PROBLEM DESCRIPTION => Search the material for the word "using" and report each line where it turns up.

SUPPLIED RECORDS =>
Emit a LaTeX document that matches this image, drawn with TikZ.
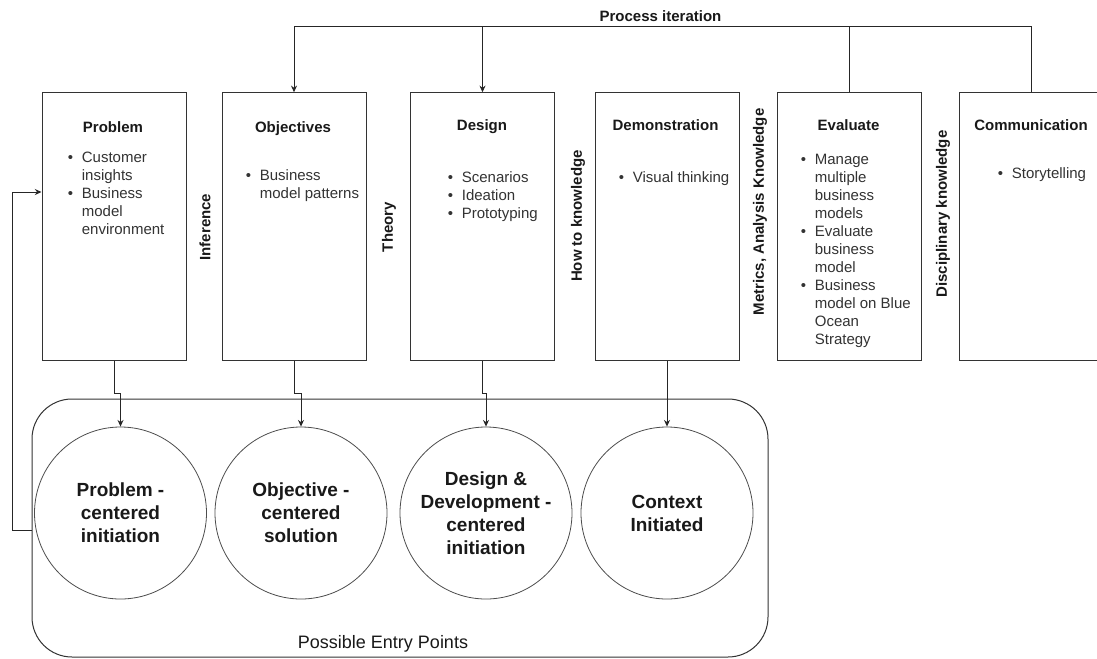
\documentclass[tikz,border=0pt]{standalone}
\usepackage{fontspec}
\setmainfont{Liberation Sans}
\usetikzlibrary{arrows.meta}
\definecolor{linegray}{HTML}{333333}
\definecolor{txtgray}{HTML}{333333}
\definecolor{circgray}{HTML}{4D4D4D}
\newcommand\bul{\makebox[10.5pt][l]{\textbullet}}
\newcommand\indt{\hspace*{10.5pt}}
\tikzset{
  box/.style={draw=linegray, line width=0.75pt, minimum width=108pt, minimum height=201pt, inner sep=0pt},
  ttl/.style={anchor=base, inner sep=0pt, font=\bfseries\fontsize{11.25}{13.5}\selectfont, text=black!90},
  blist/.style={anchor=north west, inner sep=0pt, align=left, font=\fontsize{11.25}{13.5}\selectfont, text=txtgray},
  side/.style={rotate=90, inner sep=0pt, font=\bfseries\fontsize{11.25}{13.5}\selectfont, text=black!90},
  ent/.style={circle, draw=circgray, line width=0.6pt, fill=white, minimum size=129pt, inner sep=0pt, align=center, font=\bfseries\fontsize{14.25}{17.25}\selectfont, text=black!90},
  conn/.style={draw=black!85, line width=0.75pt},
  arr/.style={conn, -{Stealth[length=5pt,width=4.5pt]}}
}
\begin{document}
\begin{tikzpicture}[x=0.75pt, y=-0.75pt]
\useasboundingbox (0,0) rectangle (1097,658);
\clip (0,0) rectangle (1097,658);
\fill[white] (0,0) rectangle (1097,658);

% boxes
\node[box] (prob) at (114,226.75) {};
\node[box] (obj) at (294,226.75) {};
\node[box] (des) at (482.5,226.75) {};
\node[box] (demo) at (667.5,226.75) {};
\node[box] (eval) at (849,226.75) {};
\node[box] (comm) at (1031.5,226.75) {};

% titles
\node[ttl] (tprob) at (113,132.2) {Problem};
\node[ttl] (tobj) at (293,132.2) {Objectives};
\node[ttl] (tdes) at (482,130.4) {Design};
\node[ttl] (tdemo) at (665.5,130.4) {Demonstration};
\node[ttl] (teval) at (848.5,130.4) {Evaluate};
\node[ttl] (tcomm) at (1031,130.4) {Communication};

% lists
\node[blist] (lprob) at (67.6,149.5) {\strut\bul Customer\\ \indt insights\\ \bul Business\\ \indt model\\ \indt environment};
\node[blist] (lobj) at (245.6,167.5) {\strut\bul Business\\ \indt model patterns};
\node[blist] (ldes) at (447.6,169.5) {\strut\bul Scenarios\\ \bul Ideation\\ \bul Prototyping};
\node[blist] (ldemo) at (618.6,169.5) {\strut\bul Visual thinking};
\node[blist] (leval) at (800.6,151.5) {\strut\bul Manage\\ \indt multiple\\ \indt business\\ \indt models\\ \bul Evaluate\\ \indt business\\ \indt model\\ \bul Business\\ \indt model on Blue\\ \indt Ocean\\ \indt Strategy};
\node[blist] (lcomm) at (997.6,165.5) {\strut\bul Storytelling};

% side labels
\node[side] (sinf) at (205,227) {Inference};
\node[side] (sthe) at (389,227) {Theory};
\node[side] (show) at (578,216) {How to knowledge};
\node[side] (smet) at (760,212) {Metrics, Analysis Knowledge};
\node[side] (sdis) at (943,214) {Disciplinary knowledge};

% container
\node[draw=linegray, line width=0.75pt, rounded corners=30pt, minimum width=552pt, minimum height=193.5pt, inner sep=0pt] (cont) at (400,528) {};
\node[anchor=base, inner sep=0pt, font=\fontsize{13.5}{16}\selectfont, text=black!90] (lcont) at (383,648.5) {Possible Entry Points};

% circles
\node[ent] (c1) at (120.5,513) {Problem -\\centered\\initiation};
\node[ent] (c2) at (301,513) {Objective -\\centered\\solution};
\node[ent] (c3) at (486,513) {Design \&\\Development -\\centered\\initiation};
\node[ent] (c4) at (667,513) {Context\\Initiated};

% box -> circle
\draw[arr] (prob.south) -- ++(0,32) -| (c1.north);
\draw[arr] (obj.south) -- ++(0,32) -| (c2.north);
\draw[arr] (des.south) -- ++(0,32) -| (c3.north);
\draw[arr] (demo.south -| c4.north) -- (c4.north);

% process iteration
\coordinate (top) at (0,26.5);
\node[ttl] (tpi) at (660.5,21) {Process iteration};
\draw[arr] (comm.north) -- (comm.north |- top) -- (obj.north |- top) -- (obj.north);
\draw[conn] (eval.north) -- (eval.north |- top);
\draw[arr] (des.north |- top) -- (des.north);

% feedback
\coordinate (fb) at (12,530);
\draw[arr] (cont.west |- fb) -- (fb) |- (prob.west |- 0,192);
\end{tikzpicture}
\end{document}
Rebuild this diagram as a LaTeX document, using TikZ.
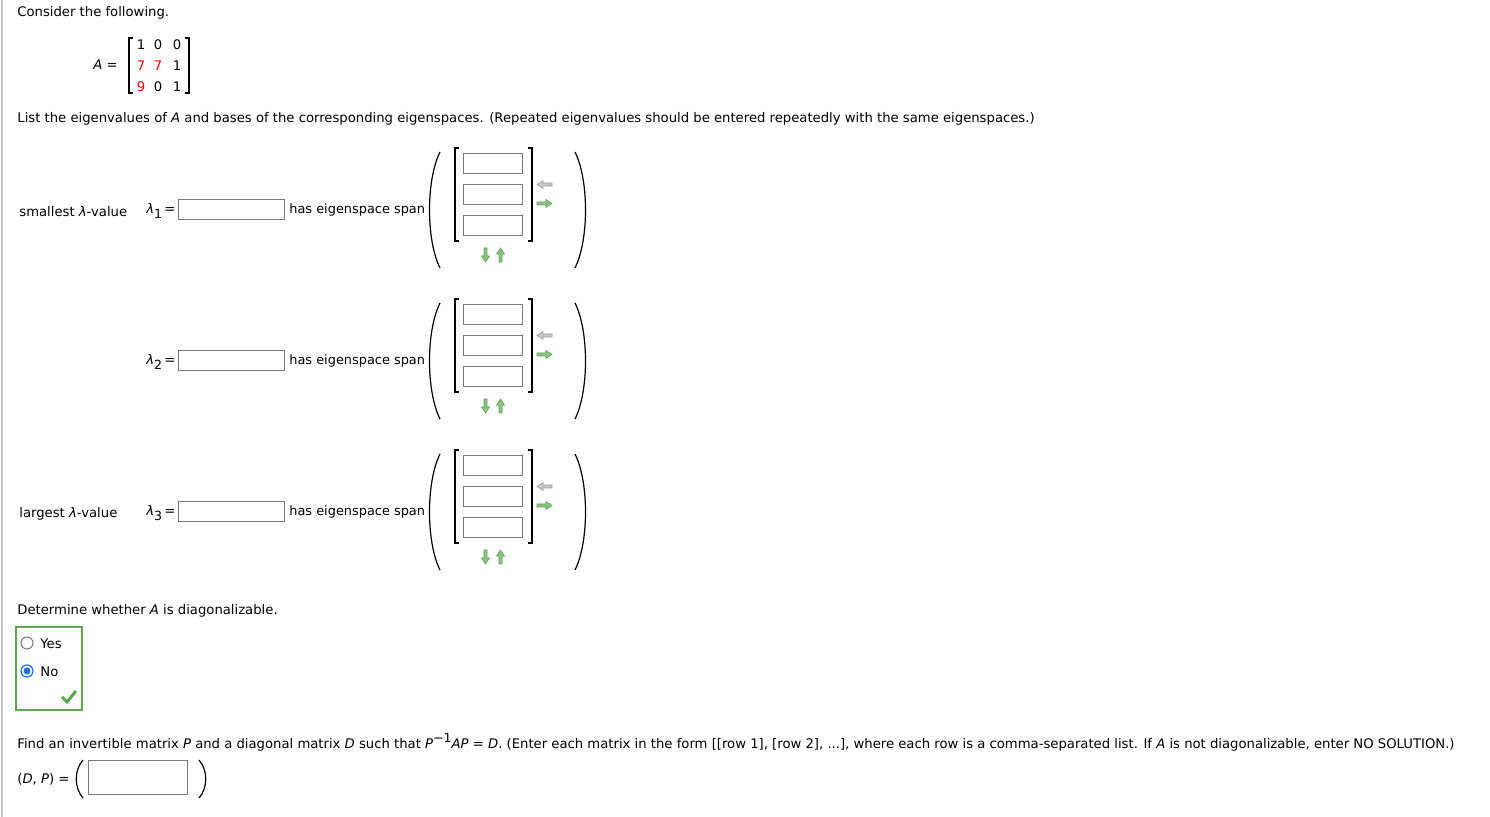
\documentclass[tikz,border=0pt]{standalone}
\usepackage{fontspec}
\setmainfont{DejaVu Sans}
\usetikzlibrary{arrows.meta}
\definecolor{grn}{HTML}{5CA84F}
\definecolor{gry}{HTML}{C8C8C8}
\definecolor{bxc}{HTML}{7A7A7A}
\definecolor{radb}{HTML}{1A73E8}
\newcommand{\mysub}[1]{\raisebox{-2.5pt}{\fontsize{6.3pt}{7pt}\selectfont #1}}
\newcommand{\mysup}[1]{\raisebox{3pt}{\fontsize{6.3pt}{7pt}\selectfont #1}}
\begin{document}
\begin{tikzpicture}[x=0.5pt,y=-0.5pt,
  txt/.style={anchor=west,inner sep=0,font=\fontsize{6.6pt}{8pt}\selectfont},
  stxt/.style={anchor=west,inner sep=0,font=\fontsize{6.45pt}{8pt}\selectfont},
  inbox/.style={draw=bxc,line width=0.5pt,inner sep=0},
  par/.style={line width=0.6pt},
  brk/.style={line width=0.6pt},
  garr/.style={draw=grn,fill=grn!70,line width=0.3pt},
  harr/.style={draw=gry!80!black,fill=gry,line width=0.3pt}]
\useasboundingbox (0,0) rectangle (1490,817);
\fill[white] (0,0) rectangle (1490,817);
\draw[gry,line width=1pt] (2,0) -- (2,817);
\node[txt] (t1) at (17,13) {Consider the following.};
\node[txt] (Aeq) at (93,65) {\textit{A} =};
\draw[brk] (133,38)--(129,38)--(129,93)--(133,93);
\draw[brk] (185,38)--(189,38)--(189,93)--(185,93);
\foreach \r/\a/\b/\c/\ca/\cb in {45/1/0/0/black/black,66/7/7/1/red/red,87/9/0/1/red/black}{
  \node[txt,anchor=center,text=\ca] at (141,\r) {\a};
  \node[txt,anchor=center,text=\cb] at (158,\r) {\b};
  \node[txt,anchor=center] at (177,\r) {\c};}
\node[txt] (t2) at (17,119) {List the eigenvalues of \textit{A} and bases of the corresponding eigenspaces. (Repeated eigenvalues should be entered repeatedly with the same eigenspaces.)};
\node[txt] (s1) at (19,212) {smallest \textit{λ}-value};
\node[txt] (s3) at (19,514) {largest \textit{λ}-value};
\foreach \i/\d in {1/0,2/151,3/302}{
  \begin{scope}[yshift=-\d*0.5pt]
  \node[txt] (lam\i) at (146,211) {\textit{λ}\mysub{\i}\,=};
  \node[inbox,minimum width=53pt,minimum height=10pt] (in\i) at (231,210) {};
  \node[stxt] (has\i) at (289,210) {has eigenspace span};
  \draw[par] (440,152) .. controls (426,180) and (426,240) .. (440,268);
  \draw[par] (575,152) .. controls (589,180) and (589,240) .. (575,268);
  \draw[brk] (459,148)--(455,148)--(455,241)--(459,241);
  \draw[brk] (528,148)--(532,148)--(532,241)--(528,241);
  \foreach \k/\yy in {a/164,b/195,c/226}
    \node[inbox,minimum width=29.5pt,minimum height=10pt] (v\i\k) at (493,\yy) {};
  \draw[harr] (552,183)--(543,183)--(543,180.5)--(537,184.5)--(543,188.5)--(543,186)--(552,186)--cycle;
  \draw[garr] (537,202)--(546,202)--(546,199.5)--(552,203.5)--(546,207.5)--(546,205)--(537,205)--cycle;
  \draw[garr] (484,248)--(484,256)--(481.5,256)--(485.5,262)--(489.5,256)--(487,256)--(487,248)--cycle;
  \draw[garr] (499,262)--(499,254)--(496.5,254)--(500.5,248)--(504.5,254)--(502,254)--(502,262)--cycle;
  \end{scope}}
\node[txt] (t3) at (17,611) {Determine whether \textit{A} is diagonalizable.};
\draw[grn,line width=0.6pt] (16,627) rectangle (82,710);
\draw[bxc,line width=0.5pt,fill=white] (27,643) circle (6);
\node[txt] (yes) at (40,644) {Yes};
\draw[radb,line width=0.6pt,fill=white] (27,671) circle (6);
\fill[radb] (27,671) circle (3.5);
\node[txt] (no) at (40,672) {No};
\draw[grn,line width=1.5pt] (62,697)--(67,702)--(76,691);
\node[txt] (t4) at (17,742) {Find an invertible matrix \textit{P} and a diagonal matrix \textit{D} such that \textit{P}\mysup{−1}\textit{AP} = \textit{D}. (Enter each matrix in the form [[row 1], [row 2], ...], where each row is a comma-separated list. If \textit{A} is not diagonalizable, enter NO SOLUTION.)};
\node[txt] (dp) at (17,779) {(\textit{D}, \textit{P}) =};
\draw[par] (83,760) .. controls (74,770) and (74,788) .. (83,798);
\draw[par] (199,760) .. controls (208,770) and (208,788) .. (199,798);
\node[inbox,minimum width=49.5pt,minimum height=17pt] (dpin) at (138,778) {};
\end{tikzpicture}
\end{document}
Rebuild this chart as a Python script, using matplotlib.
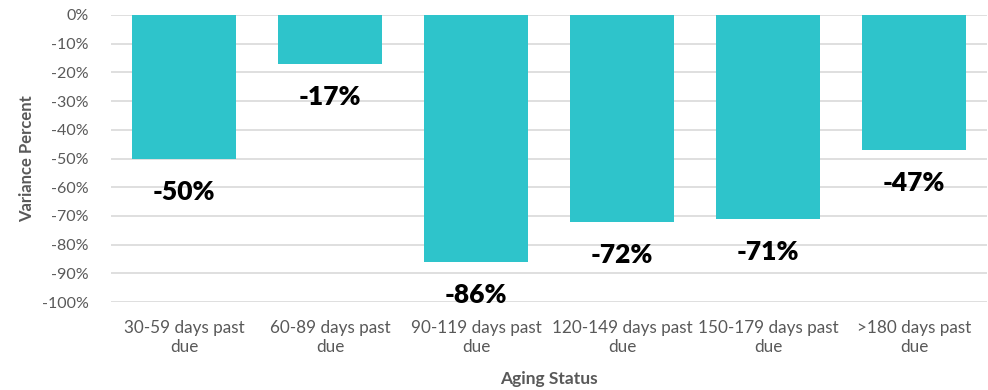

RESULT OF THE TASK =>
Rebuild this diagram as a LaTeX document, using TikZ.
Rebuild this chart as a Python script, using matplotlib.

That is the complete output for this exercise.